> What you will do
Go through the records and copy each line where the word "Python" occurs.

== Information provided

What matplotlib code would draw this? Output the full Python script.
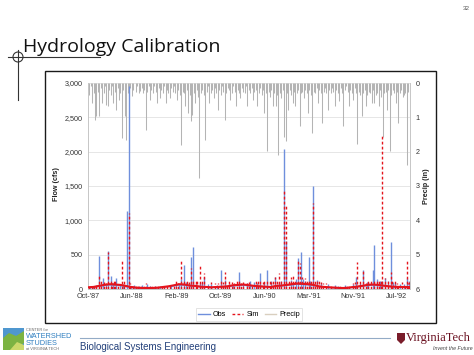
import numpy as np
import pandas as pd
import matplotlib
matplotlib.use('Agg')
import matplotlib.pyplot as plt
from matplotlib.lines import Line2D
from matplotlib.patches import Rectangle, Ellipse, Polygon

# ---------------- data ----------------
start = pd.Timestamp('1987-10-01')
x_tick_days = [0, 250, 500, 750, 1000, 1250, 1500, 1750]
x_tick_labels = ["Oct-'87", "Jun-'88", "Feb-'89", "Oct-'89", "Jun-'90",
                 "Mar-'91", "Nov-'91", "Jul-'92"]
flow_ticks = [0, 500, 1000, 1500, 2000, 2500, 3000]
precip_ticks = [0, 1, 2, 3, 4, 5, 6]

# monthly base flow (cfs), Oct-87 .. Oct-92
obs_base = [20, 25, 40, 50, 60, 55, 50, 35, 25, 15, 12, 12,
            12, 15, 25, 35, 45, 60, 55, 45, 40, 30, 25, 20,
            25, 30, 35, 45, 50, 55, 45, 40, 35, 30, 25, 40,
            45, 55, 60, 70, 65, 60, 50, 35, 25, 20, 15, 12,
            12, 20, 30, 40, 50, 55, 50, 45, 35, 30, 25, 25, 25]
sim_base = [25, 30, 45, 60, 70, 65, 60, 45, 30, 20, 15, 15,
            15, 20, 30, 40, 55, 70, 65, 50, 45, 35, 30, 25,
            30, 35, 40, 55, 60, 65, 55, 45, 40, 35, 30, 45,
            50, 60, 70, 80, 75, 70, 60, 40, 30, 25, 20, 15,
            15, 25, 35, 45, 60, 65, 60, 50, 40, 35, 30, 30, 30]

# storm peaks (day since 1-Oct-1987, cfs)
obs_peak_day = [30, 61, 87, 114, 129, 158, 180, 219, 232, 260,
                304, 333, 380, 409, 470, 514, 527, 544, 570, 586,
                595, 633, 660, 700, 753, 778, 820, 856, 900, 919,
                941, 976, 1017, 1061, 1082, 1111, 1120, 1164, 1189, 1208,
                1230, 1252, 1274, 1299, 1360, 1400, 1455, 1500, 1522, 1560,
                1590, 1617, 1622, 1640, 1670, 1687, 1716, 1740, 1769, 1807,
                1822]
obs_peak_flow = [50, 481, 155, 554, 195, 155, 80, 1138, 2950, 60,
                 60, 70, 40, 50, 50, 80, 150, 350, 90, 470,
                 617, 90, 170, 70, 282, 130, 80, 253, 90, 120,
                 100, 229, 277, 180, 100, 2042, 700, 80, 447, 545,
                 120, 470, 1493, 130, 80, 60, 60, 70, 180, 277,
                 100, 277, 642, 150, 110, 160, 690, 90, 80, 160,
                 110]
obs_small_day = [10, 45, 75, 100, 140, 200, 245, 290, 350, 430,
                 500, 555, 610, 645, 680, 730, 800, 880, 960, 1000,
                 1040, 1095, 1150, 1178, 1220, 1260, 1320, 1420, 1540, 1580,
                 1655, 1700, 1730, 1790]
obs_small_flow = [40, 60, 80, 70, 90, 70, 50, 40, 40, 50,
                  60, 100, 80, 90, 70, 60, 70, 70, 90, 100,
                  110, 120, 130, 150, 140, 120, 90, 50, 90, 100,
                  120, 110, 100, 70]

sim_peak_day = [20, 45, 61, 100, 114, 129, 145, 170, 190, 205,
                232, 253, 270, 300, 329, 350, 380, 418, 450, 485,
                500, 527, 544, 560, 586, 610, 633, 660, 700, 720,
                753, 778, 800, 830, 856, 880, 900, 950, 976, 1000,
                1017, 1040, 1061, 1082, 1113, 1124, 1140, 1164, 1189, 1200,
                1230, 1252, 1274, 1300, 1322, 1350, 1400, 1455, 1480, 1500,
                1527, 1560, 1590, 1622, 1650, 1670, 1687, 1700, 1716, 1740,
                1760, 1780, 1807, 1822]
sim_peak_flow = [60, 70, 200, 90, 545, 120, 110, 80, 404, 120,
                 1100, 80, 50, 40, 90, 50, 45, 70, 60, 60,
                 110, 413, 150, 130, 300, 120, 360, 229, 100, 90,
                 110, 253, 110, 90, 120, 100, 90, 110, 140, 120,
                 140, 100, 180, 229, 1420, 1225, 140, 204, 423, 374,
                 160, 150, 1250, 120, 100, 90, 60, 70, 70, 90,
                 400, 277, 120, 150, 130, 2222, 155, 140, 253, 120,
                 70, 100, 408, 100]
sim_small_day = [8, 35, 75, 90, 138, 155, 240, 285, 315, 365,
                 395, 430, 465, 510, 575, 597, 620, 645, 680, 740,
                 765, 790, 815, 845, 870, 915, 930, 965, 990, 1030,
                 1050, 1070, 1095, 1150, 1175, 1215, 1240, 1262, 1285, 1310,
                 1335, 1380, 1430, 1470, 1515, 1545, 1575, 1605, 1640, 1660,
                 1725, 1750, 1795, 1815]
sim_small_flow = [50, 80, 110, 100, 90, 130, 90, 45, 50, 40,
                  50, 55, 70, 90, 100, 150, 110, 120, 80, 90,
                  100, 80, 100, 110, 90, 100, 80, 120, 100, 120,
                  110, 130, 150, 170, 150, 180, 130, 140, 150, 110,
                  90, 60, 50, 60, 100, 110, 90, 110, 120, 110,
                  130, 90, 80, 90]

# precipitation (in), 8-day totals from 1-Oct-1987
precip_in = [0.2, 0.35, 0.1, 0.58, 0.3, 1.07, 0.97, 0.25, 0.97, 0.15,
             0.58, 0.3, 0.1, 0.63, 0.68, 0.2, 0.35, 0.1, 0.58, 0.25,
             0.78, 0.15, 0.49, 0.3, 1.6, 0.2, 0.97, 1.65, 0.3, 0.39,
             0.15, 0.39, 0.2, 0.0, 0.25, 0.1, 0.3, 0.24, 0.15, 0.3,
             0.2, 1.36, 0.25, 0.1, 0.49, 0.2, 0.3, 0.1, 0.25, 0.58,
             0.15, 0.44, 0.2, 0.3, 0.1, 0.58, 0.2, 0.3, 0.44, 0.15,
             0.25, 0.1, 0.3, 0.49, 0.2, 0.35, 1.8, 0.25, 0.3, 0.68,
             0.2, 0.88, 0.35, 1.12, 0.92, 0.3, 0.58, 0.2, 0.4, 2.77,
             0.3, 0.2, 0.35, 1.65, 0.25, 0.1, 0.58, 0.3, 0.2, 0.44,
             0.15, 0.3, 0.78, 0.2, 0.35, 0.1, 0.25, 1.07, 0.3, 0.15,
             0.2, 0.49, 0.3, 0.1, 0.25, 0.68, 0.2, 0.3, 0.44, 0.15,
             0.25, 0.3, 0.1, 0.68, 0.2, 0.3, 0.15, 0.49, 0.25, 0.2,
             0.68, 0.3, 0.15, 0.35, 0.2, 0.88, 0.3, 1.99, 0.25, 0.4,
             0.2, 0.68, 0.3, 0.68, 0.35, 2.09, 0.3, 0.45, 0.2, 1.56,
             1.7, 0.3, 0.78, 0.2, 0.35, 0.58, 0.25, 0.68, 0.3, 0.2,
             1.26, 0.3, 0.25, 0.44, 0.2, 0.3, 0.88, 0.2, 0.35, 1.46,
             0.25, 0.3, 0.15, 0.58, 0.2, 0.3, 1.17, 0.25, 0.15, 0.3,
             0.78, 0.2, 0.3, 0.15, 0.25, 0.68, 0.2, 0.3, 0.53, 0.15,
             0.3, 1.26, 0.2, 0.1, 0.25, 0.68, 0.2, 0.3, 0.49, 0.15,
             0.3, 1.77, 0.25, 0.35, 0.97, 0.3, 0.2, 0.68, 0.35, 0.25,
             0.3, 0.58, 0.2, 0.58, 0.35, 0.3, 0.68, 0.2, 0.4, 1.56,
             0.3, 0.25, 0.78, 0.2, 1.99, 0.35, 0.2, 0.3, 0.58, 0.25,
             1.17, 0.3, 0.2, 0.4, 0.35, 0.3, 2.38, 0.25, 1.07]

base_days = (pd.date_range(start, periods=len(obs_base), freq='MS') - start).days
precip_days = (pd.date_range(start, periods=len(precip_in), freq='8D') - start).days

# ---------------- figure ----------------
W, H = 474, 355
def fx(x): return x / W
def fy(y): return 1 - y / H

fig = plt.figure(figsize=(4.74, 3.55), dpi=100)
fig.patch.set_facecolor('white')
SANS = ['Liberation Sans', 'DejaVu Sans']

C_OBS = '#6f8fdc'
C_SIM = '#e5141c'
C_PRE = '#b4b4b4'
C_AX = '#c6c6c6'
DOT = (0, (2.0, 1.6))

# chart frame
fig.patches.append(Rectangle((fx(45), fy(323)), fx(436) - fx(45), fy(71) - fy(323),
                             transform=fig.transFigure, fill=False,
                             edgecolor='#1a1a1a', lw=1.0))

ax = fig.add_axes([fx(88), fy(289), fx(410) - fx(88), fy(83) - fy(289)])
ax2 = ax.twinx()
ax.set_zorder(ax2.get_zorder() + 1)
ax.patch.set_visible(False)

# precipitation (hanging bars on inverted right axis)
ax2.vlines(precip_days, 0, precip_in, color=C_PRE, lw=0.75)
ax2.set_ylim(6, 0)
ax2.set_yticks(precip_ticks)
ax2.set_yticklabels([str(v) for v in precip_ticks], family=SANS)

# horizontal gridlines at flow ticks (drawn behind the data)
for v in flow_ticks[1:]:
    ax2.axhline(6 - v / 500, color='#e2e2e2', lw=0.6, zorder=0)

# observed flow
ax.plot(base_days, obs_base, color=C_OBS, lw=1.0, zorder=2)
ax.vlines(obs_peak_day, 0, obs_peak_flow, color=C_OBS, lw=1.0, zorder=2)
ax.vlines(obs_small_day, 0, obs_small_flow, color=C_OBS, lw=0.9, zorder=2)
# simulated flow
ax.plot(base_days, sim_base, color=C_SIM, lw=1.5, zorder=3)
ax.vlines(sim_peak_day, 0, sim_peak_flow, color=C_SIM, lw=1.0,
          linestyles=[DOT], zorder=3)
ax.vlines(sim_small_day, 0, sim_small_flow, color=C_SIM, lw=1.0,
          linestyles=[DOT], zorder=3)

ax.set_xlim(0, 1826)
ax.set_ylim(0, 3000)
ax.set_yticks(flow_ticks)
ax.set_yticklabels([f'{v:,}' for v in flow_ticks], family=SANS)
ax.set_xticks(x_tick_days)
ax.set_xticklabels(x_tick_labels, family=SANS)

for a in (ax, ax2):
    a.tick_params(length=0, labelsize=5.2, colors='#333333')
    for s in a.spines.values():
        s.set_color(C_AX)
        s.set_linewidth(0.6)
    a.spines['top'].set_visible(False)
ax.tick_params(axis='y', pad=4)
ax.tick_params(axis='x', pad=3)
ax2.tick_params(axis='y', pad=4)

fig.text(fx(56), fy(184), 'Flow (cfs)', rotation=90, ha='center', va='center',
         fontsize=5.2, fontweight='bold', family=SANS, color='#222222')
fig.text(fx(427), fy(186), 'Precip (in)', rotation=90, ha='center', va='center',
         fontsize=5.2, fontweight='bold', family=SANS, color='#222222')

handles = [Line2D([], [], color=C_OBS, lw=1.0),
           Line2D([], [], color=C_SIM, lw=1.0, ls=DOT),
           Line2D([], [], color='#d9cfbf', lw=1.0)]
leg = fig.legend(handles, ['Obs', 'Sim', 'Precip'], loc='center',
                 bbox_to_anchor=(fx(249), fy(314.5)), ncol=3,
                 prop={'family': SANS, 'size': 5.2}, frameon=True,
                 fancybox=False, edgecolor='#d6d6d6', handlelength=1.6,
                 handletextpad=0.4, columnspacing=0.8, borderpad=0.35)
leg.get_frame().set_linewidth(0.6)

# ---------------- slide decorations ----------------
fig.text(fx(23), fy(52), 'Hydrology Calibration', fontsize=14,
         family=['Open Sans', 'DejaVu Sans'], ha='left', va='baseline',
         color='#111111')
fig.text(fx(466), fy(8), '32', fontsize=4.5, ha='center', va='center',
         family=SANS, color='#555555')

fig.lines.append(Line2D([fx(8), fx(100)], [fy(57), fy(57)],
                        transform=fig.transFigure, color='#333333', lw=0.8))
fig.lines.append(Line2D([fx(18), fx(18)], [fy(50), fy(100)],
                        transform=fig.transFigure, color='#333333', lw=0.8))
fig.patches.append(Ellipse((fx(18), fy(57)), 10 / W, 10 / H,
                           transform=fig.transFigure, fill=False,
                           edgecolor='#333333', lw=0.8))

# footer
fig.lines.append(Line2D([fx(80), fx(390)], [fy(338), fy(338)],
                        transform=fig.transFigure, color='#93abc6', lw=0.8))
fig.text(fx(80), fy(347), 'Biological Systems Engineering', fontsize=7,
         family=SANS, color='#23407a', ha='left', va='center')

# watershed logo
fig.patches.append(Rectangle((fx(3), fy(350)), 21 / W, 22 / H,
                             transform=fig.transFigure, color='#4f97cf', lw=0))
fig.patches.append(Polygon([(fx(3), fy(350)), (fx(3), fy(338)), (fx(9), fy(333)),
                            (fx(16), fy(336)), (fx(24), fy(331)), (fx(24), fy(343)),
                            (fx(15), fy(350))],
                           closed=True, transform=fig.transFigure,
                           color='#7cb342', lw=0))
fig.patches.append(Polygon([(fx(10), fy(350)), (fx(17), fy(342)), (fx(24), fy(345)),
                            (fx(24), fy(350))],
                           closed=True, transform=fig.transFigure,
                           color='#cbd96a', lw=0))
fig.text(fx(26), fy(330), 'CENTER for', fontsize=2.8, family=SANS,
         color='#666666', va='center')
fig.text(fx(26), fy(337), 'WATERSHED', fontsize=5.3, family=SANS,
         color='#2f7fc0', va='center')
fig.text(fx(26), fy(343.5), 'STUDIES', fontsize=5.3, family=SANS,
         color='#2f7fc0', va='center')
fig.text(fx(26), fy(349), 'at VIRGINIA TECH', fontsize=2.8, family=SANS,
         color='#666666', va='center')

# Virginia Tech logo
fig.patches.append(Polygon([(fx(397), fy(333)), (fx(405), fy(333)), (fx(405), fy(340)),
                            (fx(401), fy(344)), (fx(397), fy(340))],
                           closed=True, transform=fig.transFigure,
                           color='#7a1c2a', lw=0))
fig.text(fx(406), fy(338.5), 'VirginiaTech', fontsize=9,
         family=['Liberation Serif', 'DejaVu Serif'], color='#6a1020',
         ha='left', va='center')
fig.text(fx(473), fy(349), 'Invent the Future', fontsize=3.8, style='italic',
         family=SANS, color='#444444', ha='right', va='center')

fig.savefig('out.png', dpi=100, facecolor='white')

====
== Information provided

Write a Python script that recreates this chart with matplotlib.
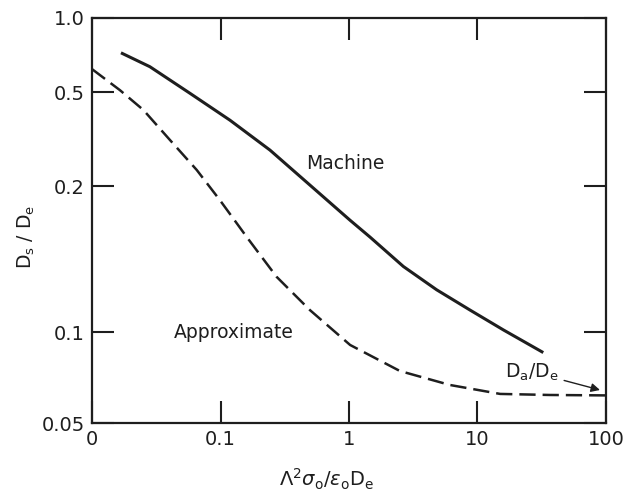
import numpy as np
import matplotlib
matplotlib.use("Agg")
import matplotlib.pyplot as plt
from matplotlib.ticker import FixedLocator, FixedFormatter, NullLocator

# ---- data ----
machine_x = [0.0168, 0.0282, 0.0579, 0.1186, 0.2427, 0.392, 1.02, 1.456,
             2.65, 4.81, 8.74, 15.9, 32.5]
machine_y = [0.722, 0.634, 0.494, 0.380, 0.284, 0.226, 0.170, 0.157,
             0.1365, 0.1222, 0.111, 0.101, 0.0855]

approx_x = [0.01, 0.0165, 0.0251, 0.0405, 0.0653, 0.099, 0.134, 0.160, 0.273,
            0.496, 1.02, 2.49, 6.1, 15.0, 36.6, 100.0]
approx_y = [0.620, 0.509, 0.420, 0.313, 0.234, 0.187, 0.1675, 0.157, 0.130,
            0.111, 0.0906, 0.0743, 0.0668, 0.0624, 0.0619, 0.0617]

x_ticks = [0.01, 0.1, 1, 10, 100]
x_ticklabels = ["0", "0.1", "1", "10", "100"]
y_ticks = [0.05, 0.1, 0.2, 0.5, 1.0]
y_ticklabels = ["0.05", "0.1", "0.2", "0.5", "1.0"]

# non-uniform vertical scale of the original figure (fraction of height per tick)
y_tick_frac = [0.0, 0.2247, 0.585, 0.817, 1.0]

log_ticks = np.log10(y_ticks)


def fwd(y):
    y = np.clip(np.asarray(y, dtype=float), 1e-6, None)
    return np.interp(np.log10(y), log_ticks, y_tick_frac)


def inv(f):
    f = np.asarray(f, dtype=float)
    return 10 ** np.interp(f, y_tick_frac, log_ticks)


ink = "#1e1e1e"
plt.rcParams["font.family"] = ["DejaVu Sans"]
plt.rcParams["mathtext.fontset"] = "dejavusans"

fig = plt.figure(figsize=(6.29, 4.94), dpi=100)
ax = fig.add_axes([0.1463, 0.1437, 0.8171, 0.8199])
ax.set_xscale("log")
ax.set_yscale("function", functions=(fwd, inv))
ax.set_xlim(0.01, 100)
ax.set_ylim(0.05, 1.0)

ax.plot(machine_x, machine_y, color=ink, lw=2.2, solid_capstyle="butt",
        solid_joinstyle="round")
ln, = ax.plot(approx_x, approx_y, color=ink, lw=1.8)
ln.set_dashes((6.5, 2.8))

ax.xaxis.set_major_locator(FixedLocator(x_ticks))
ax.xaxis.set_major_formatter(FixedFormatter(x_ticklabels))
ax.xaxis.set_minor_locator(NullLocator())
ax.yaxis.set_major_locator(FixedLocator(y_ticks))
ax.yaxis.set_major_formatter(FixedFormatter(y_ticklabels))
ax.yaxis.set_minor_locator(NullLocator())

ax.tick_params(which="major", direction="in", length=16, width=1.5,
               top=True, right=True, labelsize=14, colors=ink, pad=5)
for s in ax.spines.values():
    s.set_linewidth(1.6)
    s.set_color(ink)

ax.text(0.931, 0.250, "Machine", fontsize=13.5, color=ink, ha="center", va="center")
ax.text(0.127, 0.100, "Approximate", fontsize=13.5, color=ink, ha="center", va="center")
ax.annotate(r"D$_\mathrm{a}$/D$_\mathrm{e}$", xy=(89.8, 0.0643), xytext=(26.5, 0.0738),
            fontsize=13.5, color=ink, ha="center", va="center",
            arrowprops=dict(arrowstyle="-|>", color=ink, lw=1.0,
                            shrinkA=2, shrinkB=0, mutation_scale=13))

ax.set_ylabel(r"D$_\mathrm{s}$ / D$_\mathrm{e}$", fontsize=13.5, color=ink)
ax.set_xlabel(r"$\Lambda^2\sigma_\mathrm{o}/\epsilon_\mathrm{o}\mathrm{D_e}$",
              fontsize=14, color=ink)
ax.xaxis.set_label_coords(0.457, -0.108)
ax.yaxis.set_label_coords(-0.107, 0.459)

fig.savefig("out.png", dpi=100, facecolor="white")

====
== Information provided

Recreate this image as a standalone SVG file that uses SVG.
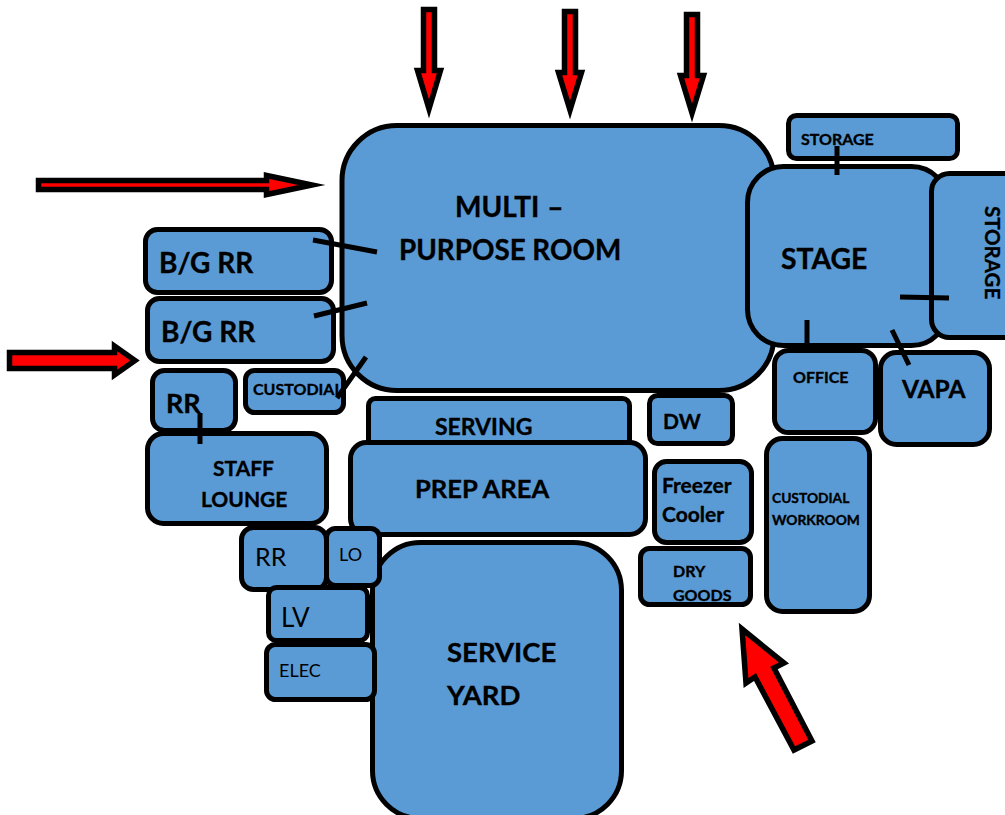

====

> Problem solution
What matplotlib code would draw this? Output the full Python script.
Write a Python script that recreates this chart with matplotlib.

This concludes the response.